_Records to process_
[Begin]

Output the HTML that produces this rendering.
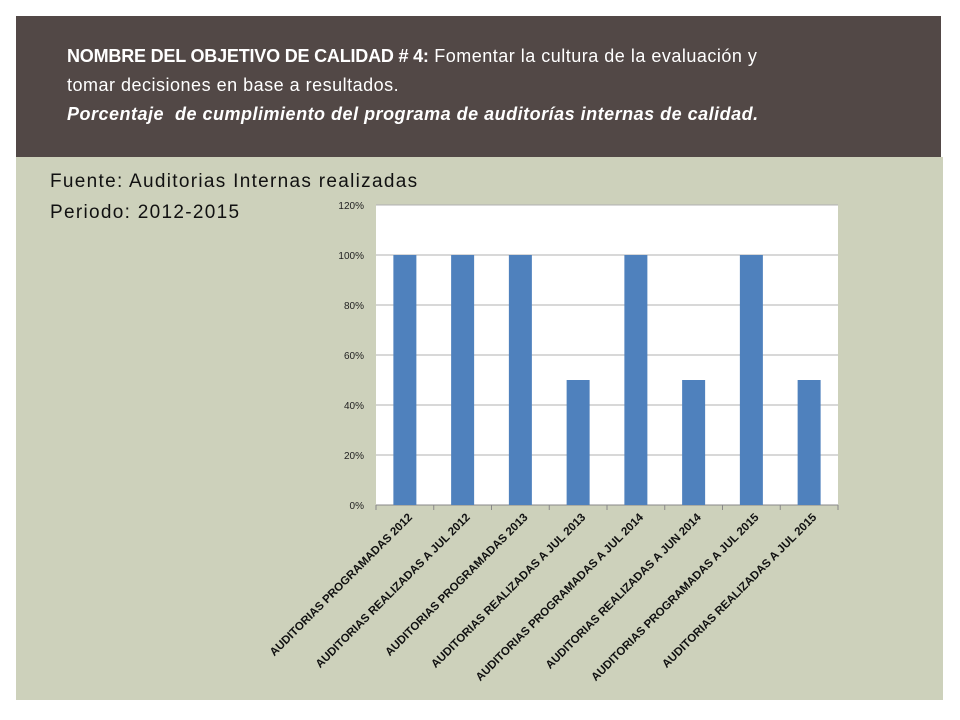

[End]
[Begin]

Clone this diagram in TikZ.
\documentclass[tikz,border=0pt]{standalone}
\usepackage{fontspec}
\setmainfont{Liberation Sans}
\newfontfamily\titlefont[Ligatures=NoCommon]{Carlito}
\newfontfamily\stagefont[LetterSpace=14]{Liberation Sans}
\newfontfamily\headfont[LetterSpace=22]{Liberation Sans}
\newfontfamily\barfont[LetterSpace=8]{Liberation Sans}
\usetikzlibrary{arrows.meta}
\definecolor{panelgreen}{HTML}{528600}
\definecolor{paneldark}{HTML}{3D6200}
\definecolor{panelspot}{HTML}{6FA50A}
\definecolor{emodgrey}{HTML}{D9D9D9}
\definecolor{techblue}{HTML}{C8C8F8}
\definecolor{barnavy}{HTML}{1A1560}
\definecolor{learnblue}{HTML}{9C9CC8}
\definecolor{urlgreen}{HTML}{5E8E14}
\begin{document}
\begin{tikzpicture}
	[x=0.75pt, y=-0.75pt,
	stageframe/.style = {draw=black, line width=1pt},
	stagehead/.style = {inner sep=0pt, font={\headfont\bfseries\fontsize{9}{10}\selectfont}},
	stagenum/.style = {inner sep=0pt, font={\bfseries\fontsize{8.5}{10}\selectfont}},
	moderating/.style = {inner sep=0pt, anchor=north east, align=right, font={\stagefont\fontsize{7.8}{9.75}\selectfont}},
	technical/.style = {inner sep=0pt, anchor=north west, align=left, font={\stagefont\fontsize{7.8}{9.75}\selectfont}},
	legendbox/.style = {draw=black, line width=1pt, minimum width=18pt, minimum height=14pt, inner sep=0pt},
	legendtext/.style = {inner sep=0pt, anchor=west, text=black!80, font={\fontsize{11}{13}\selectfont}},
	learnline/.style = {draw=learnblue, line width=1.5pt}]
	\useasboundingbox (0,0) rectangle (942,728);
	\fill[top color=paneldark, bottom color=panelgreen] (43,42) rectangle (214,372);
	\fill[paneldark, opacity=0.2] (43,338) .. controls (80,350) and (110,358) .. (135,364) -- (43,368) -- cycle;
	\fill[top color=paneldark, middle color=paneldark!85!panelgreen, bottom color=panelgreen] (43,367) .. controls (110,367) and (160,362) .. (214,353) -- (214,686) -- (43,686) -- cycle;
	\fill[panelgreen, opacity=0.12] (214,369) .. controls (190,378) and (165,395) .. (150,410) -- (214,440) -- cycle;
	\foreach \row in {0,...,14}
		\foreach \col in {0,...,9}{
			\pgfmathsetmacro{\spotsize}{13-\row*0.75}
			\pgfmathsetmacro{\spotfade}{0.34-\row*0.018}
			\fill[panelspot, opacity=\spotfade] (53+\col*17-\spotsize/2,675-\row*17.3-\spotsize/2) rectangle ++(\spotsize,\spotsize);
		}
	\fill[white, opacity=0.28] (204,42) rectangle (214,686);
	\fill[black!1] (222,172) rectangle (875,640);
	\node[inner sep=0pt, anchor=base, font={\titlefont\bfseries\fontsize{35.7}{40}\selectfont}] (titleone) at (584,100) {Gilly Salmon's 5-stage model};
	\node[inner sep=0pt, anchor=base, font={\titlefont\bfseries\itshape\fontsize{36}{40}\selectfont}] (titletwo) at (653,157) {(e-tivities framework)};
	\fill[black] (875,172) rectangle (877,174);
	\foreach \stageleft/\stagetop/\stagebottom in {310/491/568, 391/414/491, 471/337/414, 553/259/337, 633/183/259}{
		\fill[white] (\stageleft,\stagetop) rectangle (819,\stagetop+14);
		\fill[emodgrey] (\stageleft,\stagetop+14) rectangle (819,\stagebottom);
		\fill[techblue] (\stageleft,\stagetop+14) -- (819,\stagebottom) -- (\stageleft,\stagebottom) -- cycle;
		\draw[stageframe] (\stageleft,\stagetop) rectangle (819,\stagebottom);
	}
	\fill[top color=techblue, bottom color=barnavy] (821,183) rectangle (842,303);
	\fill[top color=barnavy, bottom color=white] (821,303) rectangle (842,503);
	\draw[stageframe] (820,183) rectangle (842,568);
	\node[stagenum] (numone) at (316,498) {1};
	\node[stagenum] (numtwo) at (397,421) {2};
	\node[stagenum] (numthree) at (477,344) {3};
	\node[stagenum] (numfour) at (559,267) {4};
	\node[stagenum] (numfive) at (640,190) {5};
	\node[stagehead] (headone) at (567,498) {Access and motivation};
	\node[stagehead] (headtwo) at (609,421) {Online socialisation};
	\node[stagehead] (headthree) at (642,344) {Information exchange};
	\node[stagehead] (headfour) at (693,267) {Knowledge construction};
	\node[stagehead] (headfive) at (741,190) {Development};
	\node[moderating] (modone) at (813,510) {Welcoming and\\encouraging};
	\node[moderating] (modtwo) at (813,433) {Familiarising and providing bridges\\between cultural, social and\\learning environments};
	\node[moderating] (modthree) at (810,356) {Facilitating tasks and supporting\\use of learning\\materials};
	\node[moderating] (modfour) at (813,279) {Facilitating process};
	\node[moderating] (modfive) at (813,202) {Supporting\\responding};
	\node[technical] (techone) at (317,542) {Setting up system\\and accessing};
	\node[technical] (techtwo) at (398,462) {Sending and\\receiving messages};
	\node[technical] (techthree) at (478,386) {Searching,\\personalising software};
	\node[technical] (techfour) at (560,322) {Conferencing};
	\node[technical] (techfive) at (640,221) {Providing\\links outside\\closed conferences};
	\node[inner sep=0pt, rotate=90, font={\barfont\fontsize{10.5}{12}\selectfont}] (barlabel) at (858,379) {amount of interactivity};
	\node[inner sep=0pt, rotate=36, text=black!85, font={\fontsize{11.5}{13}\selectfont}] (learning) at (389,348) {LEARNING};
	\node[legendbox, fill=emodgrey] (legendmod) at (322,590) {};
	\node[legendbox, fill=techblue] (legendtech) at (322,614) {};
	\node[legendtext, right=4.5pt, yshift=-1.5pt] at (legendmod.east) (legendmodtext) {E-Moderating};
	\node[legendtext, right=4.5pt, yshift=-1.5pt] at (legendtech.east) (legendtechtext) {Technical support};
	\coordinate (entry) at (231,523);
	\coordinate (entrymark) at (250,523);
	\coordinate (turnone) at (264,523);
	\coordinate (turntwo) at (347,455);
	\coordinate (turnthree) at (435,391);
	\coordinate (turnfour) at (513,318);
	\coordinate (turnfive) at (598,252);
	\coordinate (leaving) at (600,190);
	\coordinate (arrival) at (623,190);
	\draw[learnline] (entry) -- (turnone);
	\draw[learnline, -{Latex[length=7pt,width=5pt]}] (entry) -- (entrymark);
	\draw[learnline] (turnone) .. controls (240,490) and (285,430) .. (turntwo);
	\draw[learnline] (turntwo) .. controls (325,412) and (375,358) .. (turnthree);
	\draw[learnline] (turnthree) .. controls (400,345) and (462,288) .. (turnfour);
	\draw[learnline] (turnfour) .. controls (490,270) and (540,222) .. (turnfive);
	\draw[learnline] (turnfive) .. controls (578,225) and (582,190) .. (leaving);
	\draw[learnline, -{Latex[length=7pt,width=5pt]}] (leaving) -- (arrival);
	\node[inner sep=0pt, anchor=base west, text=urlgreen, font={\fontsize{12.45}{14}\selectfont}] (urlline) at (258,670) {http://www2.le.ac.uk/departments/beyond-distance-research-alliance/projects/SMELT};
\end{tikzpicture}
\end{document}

[End]

Only lines with the word "this" are wanted, so copy each one from the records.

Output the HTML that produces this rendering.
Clone this diagram in TikZ.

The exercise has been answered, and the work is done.